PA rejects Hamas’ full control over Rafah crossing
Palestinian ambassador to Egypt Gamal al-Shobaky speaks to media at Giza-based embassy headquarters Thursday on Oct. 29, 2015- THE CAIRO POST

CAIRO: The Palestinian Authority (PA) has not received any indications that the Hamas movement could abandon its control over border crossing between Egypt and Palestine, said Palestinian Ambassador to Cairo Gamal al-Shobaky in a meeting with journalists Thursday.

The authority refuses the presence of any Hamas’ representative at the crossing, to facilitate the traffic for Palestinian passengers stranded at both directions, he told The Cairo Post on the sidelines of the meeting.

Media reports have said that Hamas is considering to deliver the PA the border management amid Egyptian pressure on the Movement; President Abdel Fatah al-Sisi has said that Egypt will re-open the crossing from its direction in case that Hamas ceded its management to the Palestine Authority, Shobkay added.

“PA sent a delegation to Hamas to talk the crossing issue 10 days ago, but the movement has refused,” the embassy spokesperson Nagy al-Nagy told The Cairo Post.

Since the ouster of former president Mohamed Morsi in July 2013, the crossing was closed amid high intensified security measures along the Egyptian side, especially after a terror attack targeted military personnel in October 2014.

However, the crossing has been re-operated exceptionally several times to facilitate flights of the Palestinians people. On Oct. 15, the crossing was reopened from the Palestine side as more than 2,000 passengers crossed. Over the past five weeks, the crossing was re-operated for the Palestinian pilgrims.

In response to a question that whether the Authority sees Egypt’s role on the Palestinian case is enough in the region, Shobaky said that Egypt is in a constant contact with the Palestinian and Israeli sides, saying, ” Egyptian role is positive to reduce the (Israeli) crimes that may be to be more than that, as Egypt has a strategic interest to put an end to the conflict and bring the stability to the region.”

“Palestine is calling for three demands: adopting a U.N. resolution to set a timetable for ending the occupation, getting international protection for the Palestinian people against the Israeli weapons, and establishing an international commission of inquiry into the israeli crimes,” he continued.

Shobaky said that a ministerial-level committee of Palestine, Jordan, Egypt, Morocco and representatives from the Arab League will see reaching formula for the two-state solution.

Noble Sanctuary Cameras

Shobaky denied disagreement between Jordan and Palestinian Authority on installing surveillance cameras at the Noble Sanctuary that comes under Jordan’s custody to monitor the confrontations between the Israelis and the Palestinians.

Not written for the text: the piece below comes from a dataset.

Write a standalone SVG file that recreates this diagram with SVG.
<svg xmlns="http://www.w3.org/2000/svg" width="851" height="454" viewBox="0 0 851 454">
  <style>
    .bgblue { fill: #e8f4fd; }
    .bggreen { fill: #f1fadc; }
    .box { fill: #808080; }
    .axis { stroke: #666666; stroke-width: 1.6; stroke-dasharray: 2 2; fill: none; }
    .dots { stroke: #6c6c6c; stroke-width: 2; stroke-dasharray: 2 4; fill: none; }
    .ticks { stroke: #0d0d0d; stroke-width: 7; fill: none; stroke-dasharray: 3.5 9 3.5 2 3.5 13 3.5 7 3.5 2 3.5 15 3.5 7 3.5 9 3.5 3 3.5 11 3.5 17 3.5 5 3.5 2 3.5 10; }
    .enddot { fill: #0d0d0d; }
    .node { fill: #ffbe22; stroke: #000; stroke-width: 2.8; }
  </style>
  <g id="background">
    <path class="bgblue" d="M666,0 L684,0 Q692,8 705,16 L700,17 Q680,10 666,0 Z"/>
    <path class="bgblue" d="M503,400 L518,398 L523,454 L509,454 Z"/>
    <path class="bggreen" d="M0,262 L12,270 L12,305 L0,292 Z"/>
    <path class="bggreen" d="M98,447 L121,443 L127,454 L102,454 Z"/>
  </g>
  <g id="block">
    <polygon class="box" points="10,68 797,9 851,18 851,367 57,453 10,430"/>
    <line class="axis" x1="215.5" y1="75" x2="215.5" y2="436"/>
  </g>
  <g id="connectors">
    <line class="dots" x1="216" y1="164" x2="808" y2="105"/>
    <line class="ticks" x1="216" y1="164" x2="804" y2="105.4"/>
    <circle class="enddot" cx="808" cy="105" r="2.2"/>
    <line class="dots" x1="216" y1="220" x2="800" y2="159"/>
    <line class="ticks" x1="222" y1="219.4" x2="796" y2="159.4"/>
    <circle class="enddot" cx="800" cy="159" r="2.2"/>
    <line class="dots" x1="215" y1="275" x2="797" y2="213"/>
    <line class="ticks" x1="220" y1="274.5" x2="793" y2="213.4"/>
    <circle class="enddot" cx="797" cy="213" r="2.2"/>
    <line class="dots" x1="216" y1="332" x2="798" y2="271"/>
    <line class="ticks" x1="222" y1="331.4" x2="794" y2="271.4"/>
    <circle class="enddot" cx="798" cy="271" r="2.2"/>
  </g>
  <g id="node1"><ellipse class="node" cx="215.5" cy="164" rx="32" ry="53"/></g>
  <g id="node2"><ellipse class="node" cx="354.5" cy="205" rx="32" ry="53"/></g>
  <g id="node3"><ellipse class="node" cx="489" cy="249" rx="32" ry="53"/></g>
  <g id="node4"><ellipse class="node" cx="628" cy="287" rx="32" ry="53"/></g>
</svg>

“We support Jordan’s stand towards of al-Aqsa mosque and this is normal to return to a situation before 1994 according to the agreement of the Wadi Orba (the peace agreement between Israel and Palestine).”

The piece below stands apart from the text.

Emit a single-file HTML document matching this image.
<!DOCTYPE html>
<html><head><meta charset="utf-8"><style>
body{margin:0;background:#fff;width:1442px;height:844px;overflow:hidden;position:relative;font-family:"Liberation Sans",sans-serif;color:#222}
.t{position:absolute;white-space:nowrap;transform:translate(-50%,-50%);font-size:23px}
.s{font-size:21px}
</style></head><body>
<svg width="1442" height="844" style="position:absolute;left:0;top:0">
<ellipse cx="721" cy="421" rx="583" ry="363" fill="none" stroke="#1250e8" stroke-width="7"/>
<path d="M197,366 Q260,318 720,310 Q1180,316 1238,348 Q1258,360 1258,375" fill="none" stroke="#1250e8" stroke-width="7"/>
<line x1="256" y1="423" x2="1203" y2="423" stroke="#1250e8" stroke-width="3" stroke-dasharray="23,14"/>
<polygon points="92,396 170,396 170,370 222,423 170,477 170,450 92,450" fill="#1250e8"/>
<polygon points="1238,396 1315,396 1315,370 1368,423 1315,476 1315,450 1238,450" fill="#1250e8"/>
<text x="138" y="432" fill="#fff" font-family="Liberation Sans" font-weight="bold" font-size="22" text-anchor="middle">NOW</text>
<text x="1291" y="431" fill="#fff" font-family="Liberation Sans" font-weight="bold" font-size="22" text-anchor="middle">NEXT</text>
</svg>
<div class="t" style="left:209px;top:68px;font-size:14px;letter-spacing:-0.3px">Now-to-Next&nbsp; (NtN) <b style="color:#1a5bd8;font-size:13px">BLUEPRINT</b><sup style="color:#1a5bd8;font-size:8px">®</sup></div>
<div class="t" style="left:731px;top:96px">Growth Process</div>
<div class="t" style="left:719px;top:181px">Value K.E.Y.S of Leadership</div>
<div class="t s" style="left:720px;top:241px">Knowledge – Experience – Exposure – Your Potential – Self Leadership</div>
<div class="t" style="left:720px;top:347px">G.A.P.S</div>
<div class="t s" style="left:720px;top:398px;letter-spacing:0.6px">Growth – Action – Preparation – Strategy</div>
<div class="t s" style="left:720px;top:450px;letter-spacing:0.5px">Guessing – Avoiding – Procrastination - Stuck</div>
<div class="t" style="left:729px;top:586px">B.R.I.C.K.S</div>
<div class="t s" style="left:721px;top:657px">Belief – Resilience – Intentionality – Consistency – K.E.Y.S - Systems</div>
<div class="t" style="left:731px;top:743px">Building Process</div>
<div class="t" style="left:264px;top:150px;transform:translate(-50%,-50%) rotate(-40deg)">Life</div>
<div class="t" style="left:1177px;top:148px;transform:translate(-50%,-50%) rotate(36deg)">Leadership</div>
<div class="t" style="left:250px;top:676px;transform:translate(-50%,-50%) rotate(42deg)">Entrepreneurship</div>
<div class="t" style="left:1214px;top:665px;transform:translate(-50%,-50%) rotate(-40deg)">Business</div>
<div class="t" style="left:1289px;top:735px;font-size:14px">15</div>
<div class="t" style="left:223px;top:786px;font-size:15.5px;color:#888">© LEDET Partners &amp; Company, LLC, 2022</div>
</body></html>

It was agreed Sunday, under US brokerage, that surveillance cameras to be installed in Jerusalem, but Jordanian officials accused Israel of delaying the installment. However, i24 news site reported that Jordan will start a live stream of the scene in the Sanctuary online in coming few days.

ON Oct. 1,  confrontations broke out between the Palestinians of the West Bank and Gaza Stri and the Israeli troops, leading to more than 30 Palestinians and seven Israelis killed. The confrontations erupted due to the Israeli forces and settlers’ violations to the Nobel Sanctuary and mutual stabbing attacks between both sides

In Aug. 31, PLO negotiator Saeb Erekat accused Israel of trying, via its repeated violations, to divide the Nobel Sanctuary into two parts one for the Jewish and the other for the Muslims.

No IS militants in Palestine

Shobaky ruled out that the militant IS group has a footing in the Palestinian territories, saying “I do not think that there are militias of Da’esh in Palestine [… ] the youths’ anger has no connection with Da’esh.”

He voiced his concerns that the “Jewish religious extremism could create a Palestinian extremism in the Middle East.”

France’s ‘rejected invitation’

Responding to a question on Palestinian President Mahmoud Abbas’ lack of response to Paris invitation to talk the French initiative, which calls for a timetable to reach a U.N. decision on the two-state solution, Shobaki said that Palestine welcomed the French initiative, but marred by “tepidity” after being delayed due to the U.S.-Iranian deal.

Shobaky blamed the U.S. for disrupting a meeting between Abbas and Netanyahu, saying “there is no problem between Paris and Ramallah and that the authority does not reject any call from France.”